Milan’s Via Taormina is part of the city sprawl that has swallowed a small village. In spite of the roads crammed with roaring traffic that surround it and the modern shops and dwellings that hover at its edges, much of village life continues here.
The church, San Marco, opens onto Piazza Caserta at the crossroads of Via Taormina and Via Veglia. While 21st century secular life and work dictate the rhythm of the days for most of the people who live here, still the bells of San Marco mark out traditions of prayer and spiritual observance. Every morning, they call the faithful to Mass. They chime out the Ave Maria at 12 o’clock to announce the Angelus. They ring again at three for Benediction. They peel at length on Sundays and feast days, for Baptisms and weddings. They toll at times of mourning.
Inside, San Marco has all the timeless and universal symbols of Catholicism. There is the familiar scent of incense and candle wax, the dim light, the wooden pews, the pillars, the confessional boxes, the Stations of the Cross, the altar and its white cloths, the gilded tabernacle, the small red lamp glowing beside it, the stone angels, the paintings of Our Lady, the infant Jesus and the saints.
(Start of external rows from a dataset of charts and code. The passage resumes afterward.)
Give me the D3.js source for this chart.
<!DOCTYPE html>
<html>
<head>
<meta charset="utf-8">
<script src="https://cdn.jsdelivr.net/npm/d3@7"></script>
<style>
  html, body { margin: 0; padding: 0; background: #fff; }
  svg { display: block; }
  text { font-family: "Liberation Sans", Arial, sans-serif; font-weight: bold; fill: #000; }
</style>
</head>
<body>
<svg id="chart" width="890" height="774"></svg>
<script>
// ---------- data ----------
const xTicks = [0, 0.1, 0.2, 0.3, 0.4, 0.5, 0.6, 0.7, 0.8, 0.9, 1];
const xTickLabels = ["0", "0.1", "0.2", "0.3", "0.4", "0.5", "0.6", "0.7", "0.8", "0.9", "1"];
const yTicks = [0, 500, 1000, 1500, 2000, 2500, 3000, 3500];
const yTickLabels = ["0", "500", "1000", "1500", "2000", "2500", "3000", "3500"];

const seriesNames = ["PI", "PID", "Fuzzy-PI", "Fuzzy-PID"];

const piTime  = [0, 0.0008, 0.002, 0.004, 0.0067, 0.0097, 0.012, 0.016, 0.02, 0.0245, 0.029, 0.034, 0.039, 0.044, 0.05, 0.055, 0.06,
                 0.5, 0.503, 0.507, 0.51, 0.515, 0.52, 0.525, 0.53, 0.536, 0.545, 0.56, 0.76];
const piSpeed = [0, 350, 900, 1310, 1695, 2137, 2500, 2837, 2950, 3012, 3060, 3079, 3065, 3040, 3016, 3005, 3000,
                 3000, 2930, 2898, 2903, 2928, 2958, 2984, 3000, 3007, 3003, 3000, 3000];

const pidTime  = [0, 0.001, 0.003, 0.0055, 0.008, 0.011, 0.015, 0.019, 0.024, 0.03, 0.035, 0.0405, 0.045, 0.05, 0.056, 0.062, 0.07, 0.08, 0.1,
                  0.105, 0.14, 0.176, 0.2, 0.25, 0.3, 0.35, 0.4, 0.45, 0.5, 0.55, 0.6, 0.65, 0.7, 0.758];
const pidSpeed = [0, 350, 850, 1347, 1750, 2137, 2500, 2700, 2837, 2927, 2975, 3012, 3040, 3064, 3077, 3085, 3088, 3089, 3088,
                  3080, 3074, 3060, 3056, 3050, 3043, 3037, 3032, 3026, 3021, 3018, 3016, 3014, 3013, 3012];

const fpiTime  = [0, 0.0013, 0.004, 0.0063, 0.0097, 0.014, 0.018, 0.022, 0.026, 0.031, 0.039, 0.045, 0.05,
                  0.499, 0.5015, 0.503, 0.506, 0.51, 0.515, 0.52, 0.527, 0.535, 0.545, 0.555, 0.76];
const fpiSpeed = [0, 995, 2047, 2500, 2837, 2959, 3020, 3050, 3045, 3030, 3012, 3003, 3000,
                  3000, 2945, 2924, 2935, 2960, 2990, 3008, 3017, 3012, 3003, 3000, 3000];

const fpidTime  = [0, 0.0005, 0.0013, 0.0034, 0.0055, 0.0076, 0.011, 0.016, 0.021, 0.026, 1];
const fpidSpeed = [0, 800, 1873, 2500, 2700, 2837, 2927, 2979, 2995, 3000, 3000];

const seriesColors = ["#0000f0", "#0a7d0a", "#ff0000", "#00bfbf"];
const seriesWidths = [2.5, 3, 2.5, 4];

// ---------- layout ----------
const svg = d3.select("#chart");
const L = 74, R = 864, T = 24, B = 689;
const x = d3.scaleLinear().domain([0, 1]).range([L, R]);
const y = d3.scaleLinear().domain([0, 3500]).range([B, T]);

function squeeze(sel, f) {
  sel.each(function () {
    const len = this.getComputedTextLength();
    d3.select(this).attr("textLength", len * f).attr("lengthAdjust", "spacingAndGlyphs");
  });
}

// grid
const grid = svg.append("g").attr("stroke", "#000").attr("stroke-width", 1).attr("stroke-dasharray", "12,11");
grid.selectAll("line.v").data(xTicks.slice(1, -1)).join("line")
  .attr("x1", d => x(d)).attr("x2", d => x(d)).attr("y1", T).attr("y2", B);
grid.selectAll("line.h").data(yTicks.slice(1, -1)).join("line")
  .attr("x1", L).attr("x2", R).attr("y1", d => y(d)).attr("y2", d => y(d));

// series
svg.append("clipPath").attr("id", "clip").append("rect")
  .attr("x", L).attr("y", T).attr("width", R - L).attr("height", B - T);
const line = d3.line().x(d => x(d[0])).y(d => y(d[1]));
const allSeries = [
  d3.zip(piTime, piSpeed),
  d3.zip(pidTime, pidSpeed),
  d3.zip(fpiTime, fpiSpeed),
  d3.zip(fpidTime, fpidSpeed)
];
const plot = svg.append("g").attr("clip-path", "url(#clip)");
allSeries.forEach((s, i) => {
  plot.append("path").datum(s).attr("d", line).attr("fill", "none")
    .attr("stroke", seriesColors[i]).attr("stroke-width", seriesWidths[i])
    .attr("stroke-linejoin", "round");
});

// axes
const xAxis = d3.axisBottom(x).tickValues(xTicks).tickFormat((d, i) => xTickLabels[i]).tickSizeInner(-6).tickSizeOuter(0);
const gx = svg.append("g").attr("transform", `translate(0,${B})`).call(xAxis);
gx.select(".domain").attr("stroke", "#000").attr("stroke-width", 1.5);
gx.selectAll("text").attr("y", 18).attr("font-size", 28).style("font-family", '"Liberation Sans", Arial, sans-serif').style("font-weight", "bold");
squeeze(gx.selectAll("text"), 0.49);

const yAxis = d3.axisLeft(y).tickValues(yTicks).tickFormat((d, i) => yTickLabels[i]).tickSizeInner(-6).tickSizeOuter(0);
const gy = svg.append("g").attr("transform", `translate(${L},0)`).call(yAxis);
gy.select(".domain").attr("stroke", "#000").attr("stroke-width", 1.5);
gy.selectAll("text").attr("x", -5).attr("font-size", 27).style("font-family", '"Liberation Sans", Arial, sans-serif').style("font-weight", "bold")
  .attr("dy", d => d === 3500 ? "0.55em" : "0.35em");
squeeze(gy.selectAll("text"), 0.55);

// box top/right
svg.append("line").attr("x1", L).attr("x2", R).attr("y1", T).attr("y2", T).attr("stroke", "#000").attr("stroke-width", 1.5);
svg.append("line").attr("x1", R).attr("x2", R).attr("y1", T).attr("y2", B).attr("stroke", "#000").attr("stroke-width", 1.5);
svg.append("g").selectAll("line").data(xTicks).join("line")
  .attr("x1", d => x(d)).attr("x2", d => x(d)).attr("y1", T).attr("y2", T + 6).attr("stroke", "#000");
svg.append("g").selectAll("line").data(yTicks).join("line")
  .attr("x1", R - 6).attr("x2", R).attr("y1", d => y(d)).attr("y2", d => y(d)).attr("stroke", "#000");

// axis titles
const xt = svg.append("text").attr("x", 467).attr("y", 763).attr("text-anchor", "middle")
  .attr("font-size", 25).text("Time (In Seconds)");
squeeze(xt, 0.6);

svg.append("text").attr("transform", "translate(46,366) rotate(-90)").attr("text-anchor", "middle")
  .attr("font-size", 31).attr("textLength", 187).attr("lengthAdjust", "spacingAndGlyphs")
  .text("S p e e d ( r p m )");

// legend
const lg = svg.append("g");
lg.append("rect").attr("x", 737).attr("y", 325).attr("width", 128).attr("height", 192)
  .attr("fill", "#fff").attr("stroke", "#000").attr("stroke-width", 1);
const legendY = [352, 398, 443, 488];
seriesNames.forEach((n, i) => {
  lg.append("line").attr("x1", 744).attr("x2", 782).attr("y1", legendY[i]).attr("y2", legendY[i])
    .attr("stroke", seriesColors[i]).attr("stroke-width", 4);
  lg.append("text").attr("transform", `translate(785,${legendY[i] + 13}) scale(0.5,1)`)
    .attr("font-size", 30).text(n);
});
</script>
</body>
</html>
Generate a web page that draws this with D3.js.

All this was the backdrop to my girlhood, the culture in which I grew up. I am not surprised to find it, here in San Marco, Via Taormina. Italy, is after all “the source” and the “Mecca” of the Catholic faith. The nuns, our teachers, too, always confident that we would make our way out into the wide world, had promised that in any Catholic church, anywhere, we would find all the same symbols and rituals. What does surprise me, is my sense of belonging and how much “at home” I feel here.